Pedro Almodovar ha 70 anni il grande regista trasgressore che emoziona ancora il mondo
Quanto tempo è passato da quando l'impronta di Pedro Almodovar ha marcato per la prima volta il cinema spagnolo, lo ha travolto come un tornado, ne ha fatto un punto di riferimento mondiale di vitale trasgressione e novità culturale? Il primo segno, un lampo luminoso colto subito dagli appassionati e dai festival internazionali, risale al 1980 con l'autobiografico, graffiante, ironico "Pepi, Luci, Bon y otra chicas del monton". Allora il provinciale Pedro Almodovar Caballero, nato il 25 settembre 1949 a Calatrava nella Mancha, viveva a Madrid, si è diplomato alla Scuola di Cinema, ma si guadagna da vivere alla Società Telefonica, si mette alla prova in un gruppo teatrale, scrive racconti e fumetti.

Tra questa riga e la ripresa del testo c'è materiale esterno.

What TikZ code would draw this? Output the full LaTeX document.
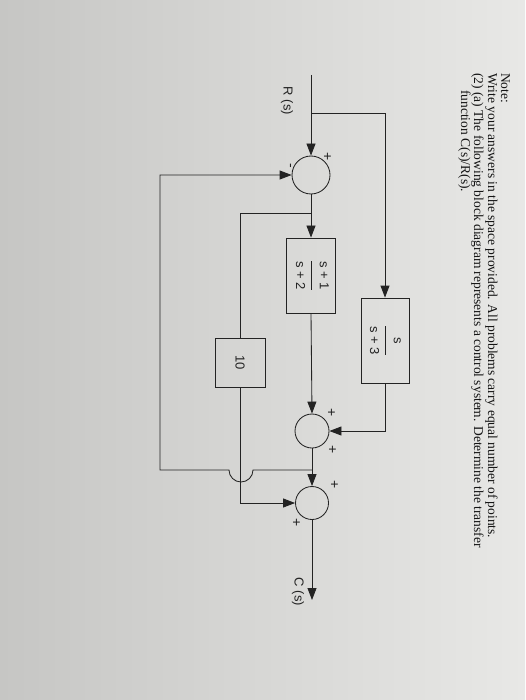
\documentclass[tikz,border=0pt]{standalone}
\usepackage{fontspec}
\setmainfont{Liberation Serif}
\setsansfont{Liberation Sans}
\usetikzlibrary{arrows.meta}
\definecolor{paperL}{RGB}{198,198,196}
\definecolor{paperR}{RGB}{232,232,230}
\definecolor{ink}{RGB}{35,35,35}
\newcommand{\frc}[2]{\begin{tabular}{@{}c@{}}#1\\[4pt]\hline\rule{0pt}{15pt}#2\end{tabular}}
\begin{document}
\begin{tikzpicture}[x=1pt,y=1pt,
  line/.style={draw=ink, line width=0.85pt},
  arr/.style={line, -{Triangle[length=12pt,width=9pt]}},
  blk/.style={draw=ink, line width=0.85pt, rectangle, inner sep=0pt, text=ink, font=\sffamily\fontsize{13}{15}\selectfont},
  sumc/.style={draw=ink, line width=0.85pt, circle, inner sep=0pt, minimum size=#1},
  sgn/.style={font=\sffamily\fontsize{14}{15}\selectfont, inner sep=0pt, text=ink},
  lbl/.style={font=\sffamily\fontsize{13}{15}\selectfont, inner sep=0pt, text=ink},
  hdr/.style={font=\fontsize{13.5}{14}\selectfont, inner sep=0pt, anchor=base west, text=black!92}
]
\shade[left color=paperL, right color=paperR] (0,-700) rectangle (525,0);
\useasboundingbox (0,-700) rectangle (525,0);
\begin{scope}[rotate=-90, transform shape]
  % header text
  \node[hdr] (t1) at (73,501) {Note:};
  \node[hdr] (t2) at (73,488) {Write your answers in the space provided. All problems carry equal number of points.};
  \node[hdr] (t3) at (73,474) {(2) (a) The following block diagram represents a control system. Determine the transfer};
  \node[hdr] (t4) at (90,461) {function C(s)/R(s).};
  % points
  \coordinate (r0) at (75,311);
  \coordinate (b0) at (113,311);
  \coordinate (b1) at (213,311);
  \coordinate (b2) at (470,312);
  \coordinate (h1) at (470,253);
  \coordinate (c1) at (470,160);
  \coordinate (c2) at (175,160);
  \coordinate (out) at (600,312);
  % nodes
  \node[sumc=38pt] (s1) at (175,311) {};
  \node[blk, minimum width=75pt, minimum height=49pt] (G1) at (275.5,311) {\frc{s + 1}{s + 2}};
  \node[blk, minimum width=85pt, minimum height=48pt] (G2) at (340.5,385) {\frc{s}{s + 3}};
  \node[blk, minimum width=49pt, minimum height=50pt] (G3) at (362.5,240) {10};
  \node[sumc=34pt] (s2) at (431,312) {};
  \node[sumc=33pt] (s3) at (503,312) {};
  % connectors
  \draw[arr] (r0) -- (s1.west);
  \draw[arr] (b0) |- (G2.west);
  \draw[arr] (s1.east) -- (G1.west);
  \draw[line] (b1) |- (G3.west);
  \draw[arr] (G1.east) -- (s2.west);
  \draw[arr] (G2.east) -| (s2.north);
  \draw[arr] (s2.east) -- (s3.west);
  \draw[arr] (G3.east) -| (s3.south);
  \draw[arr] (b2) -- (h1) arc[start angle=90, end angle=-90, radius=12] -- (c1) -- (c2) -- (s1.south);
  \draw[arr] (s3.east) -- (out);
  % labels
  \node[lbl] (Rl) at (101,287) {R (s)};
  \node[lbl] (Cl) at (592,298) {C (s)};
  \node[sgn] (p1) at (157,327) {+};
  \node[sgn] (m1) at (166,289) {-};
  \node[sgn] (p2) at (413,331) {+};
  \node[sgn] (p3) at (450,332) {+};
  \node[sgn] (p4) at (485,334) {+};
  \node[sgn] (p5) at (523,296) {+};
\end{scope}
\end{tikzpicture}
\end{document}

Il successo inaspettato e imprevedibile del suo esordio gli punta addosso i riflettori della notorietà nonostante lo stile sperimentale e volutamente fumettistico della pellicola. Da un lato fissa i punti fondamentali del suo cinema migliore (autobiografismo, libertà stilistica, gusto pop e colorato dell'immagine), dall'altro mette in luce una compagnia d'attori e tecnici che diventeranno la sua famiglia e si riuniranno a intervalli regolari sotto le insegne della compagnia di produzione che fonda insieme al fratello minore Agustin, un chimico poi arruolato a vita nell'universo cinematografico di Pedro. Grazie al successo internazionale passano appena due anni e il "marchio Almodovar" si conferma con "Labirinto di passioni" presentato tra molte polemiche alla Mostra di Venezia l'anno dopo. Alle ormai fedelissime Carmen Maura e Cecilia Roth si aggiungono adesso Imanol Arias (al tempo astro emergente) e il giovanissimo Antonio Banderas che del regista diventerà l'alter ego come di illustra perfettamente nel recente "Dolor y Gloria".
E poi sarà la volta di Marisa Paredes, Rossy de Palma, Maria Barranco: un autentico gineceo che è indizio di complicità, sintonia e desiderio di fotografare l'animo femminile da parte di un uomo che non ha mai fatto mistero della sua omosessualità vissuta in piena vista. Il cinema di Almodovar nei primi anni '80 è il simbolo della rinascita spagnola dopo il lungo oscurantismo dell'epoca del caudillo Franco. Nel giovane regista vivono gli echi anarchici del surrealista Bunuel e il fiero spirito libertario di Carlos Saura; ma ci sono anche i fantasmi di Fellini, l'irridente scandalo di Bigas Luna, la vivacità della macchina da presa imparata sui testi della Nouvelle Vague e l'originalità espressiva con cui Fassbinder aveva sdoganato il difficile tema dell'omosessualità sullo schermo. Eppure perché tutti questi elementi si fondano in una perfetta armonia cui corrisponde il grande successo di massa bisogna attendere il 1988 con il boom di "Donne sull'orlo di una crisi di nervi", trionfatore ai Goya (il David di Donatello spagnolo), candidato all'Oscar, presentato in concorso a quella Mostra di Venezia che quest'anno gli ha consegnato il Leone d'oro alla carriera.
Dodici anni dopo con l'emozionante e intimo "Tutto su mia madre" Almodovar conquisterà anche i perbenisti votanti dell'Oscar e si porterà a casa la statuetta per il miglior film straniero. Con 22 lungometraggi alle spalle (cui vanno aggiunti i numerosi corti degli anni '70), Don Pedro è ormai un'istituzione: ha attraversato tutti i linguaggi e gli stili del cinema, eccellendo nella commedia, nel melodramma (il suo genere preferito), ma con scorribande anche attraverso i generi come il noir e l'erotico. Con "Dolor y Gloria" ha regalato al suo pubblico una sorta di bilancio di vita a cuore aperto, mettendo in scena il suo alter ego "felliniano" (Antonio Banderas) nel ruolo di un regista alle prese con la crisi della mezza età e i molti pentimenti per la sua vita personale. Con gli anni la provocazione si è fatta meditazione, l'ironia si è mutata in compassione per le debolezze del corpo e della mente, l'autobiografia è diventata linguaggio. Ma lo stile - sezionato dai critici e diviso meticolosamente in periodi diversi della sua opera - è rimasto intatto: un marchio di fabbrica che si coglie in ogni inquadratura, in ogni espressione, in ogni cromatismo da una pellicola all'altra. Forse il suo 70/o compleanno è oggi venato da una nota di mestizia; ma nulla può togliere a noi spettatori il gusto aspro della vita che Pedro Almodovar ha saputo regalarci. Due generazioni di spettatori gli devono un brindisi augurale per questo dono inimitabile.